Abstract

Because of the involvement of solid-state discharge product Li₂O₂, how a catalyst works in nonaqueous lithium-oxygen batteries is yet to be determined, although the question has undergone fierce debate. In this work, we take an effective and widely used catalyst, rutile RuO₂, as a representative and studied its catalytic mechanism in lithium-oxygen batteries via ab initio calculations. For the oxygen reduction reaction (ORR), it is found that rutile RuO₂ can provide large adsorption energies toward LiO₂ and Li₂O₂, thus resulting in high initial discharge voltages.
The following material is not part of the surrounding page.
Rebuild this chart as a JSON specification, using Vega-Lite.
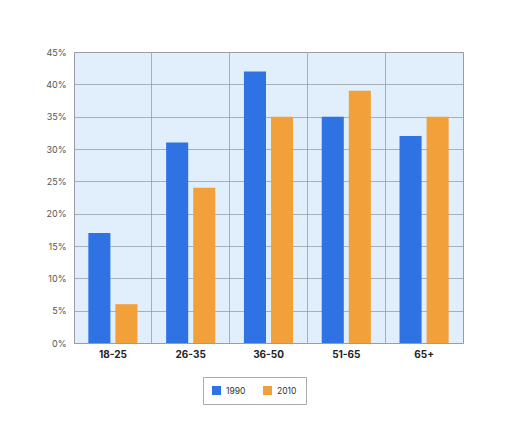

Moreover, the normalized degree of unsaturation of surface oxygen is identified as a descriptor for the ORR catalytic activity. For the oxygen evolution reaction (OER), we propose that, in addition to the three-phase interface, the OER may also occur at the two-phase interface of Li₂O₂/RuO₂, where rutile RuO₂ provides pathways for the lithium ions while oxygen evolves from the exposed surfaces of Li₂O₂. Calculation results show that our proposed catalytic scenario is both thermodynamically and kinetically viable. Along with the charge process, the remaining Li₂O₂ can be attracted to the catalytic surfaces spontaneously, which can effectively preserve the reaction interface.